Dexter is lying on the rug in a patch of sunlight, his soft, dappled tummy soaking up the rays.

I am lying on the sofa as usual, feeling tired, muzzy, dyspeptic.  My back aches and I am cranky.

As the sunlight shifts, so does Dex, inching along in its wake in a series of little, snake like wiggles, ensuring that every inch of his furry body stays in its blaze.

After a while, I slide off the sofa and join him, hooking my legs over the seat so that my back relaxes into the floor.

Dex looks at me as if to say ‘What on earth are you doing?’

I slowly reach out my hand to tickle his tummy.  He moves back half a centimetre so that he is just out of reach.


Shifting slightly, I try again.  This time I connect  and savour his softness, vulnerability and warmth.  Before a minute is up, he lashes out playfully with his back legs and pushes my fingers away with his paws, claws still sheathed.

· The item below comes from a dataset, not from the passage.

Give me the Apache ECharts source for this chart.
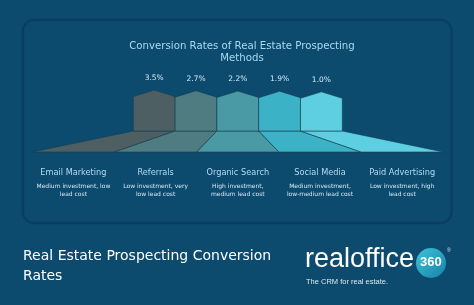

I keep my fingers on the pads and wait for the rebuff.  To both our surprise, it doesn’t happen.

He purrs.  I close my eyes.

Warm rough paws, connection, soft back, hot sun, cool feet.

I breathe fully, deeply.

Crazy black clouds skitter by the window, tree branches flail in the wind, the threat of rain imminent, but in our world there is only heat and light, and for the first time in days, I feel something akin to happiness.